*** Stored records ***
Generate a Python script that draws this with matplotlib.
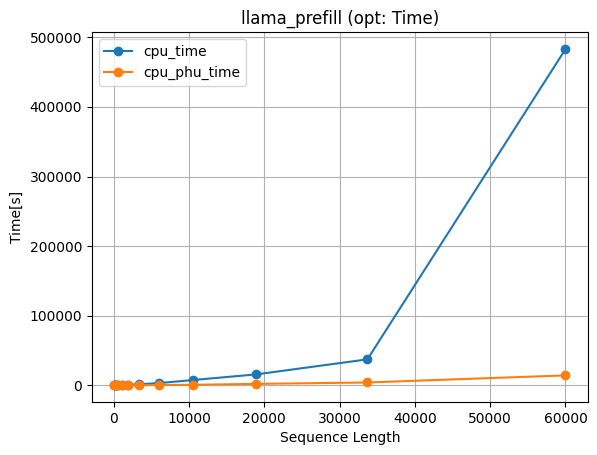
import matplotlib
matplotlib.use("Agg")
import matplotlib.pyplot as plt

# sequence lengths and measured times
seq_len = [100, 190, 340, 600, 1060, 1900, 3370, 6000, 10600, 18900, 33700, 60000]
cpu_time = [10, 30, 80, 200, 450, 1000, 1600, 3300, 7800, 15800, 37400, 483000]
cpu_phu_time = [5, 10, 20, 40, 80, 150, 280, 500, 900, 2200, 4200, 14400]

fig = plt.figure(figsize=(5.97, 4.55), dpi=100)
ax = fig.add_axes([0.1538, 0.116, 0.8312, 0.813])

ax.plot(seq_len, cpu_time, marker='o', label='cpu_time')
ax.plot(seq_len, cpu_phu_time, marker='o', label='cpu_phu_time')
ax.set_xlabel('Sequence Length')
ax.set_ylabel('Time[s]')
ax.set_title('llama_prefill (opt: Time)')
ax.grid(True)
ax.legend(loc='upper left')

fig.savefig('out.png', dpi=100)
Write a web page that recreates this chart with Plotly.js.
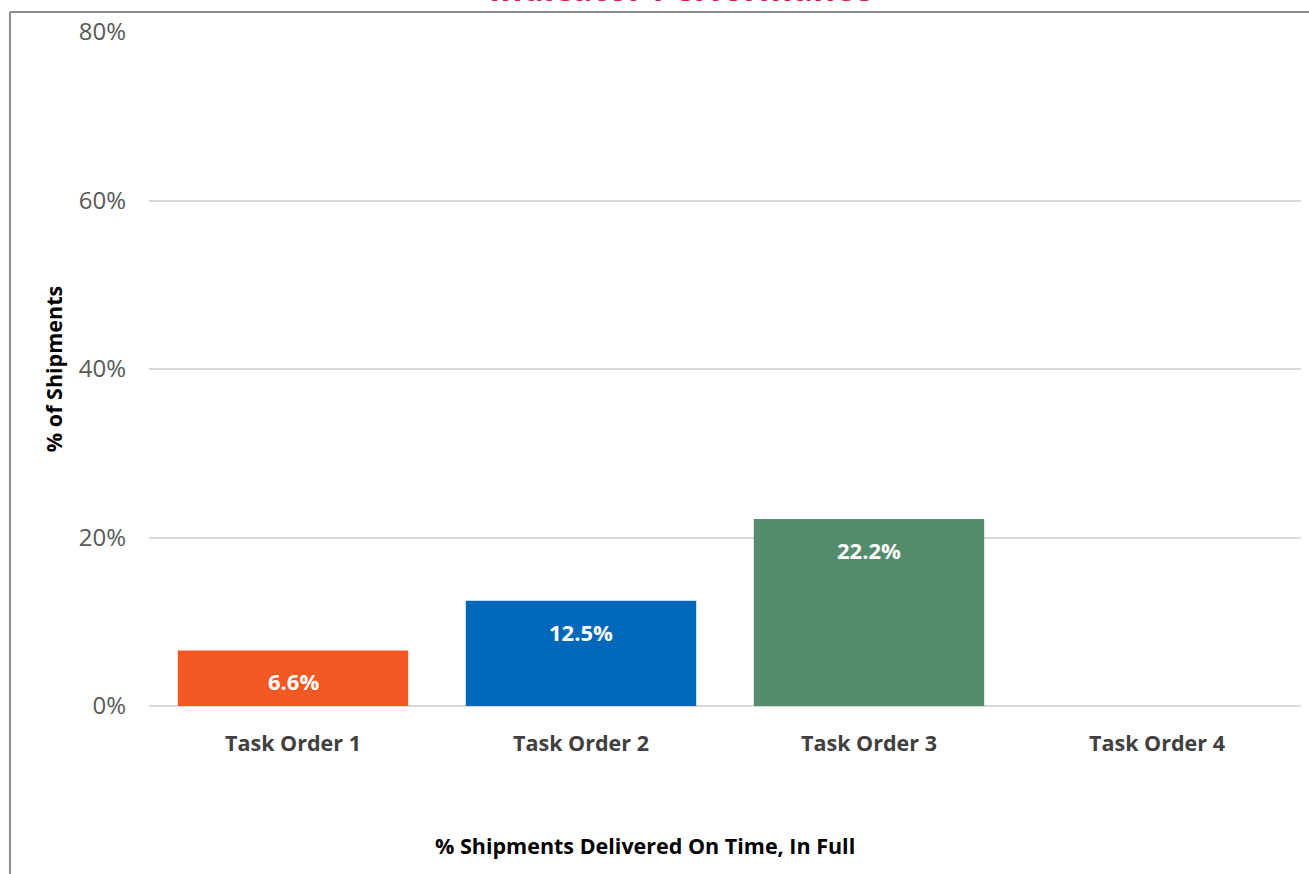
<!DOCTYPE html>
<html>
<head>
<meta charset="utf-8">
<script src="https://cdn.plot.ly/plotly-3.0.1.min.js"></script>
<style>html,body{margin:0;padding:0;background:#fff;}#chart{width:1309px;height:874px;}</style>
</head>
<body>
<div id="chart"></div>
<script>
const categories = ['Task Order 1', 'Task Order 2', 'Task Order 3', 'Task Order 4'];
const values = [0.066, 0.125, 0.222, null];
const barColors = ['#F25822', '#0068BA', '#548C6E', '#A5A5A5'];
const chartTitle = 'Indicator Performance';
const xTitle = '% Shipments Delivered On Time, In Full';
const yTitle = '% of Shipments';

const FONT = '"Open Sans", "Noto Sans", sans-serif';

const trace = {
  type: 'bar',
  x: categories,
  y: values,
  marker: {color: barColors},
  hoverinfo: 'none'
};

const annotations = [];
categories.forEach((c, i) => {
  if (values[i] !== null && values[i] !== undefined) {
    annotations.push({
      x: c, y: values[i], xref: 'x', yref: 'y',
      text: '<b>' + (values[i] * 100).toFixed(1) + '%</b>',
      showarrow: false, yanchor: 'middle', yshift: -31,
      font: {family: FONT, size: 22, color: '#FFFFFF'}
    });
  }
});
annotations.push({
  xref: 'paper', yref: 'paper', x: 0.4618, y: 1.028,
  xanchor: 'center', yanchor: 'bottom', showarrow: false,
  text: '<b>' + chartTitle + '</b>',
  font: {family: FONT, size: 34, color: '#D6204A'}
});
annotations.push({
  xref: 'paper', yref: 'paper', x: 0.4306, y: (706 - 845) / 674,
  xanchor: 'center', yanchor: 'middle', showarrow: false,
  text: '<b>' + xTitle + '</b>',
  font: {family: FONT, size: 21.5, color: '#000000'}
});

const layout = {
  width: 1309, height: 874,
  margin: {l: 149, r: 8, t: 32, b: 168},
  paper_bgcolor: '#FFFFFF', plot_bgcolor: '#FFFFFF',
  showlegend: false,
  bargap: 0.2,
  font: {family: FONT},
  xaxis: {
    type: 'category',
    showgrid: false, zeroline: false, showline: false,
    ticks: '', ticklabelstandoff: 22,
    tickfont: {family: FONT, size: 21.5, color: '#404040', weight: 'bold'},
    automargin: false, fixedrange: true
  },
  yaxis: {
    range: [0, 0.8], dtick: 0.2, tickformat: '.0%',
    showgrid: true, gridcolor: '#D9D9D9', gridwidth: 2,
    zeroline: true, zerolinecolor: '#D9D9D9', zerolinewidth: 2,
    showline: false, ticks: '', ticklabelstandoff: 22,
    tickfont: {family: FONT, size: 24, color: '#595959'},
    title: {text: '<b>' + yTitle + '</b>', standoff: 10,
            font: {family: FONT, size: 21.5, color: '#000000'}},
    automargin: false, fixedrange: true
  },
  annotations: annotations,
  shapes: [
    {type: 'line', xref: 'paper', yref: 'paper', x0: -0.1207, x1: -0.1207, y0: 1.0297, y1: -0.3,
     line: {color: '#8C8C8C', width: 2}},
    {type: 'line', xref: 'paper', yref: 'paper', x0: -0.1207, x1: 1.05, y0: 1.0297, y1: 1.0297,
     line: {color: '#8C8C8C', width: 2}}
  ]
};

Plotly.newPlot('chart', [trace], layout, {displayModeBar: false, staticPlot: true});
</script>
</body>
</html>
***
# What you should do
Set down word for word the lines from the first entry through the line with "fig.savefig('out.png', dpi=100)", both included, omitting pictures.

# Task response
Generate a Python script that draws this with matplotlib.
import matplotlib
matplotlib.use("Agg")
import matplotlib.pyplot as plt

# sequence lengths and measured times
seq_len = [100, 190, 340, 600, 1060, 1900, 3370, 6000, 10600, 18900, 33700, 60000]
cpu_time = [10, 30, 80, 200, 450, 1000, 1600, 3300, 7800, 15800, 37400, 483000]
cpu_phu_time = [5, 10, 20, 40, 80, 150, 280, 500, 900, 2200, 4200, 14400]

fig = plt.figure(figsize=(5.97, 4.55), dpi=100)
ax = fig.add_axes([0.1538, 0.116, 0.8312, 0.813])

ax.plot(seq_len, cpu_time, marker='o', label='cpu_time')
ax.plot(seq_len, cpu_phu_time, marker='o', label='cpu_phu_time')
ax.set_xlabel('Sequence Length')
ax.set_ylabel('Time[s]')
ax.set_title('llama_prefill (opt: Time)')
ax.grid(True)
ax.legend(loc='upper left')

fig.savefig('out.png', dpi=100)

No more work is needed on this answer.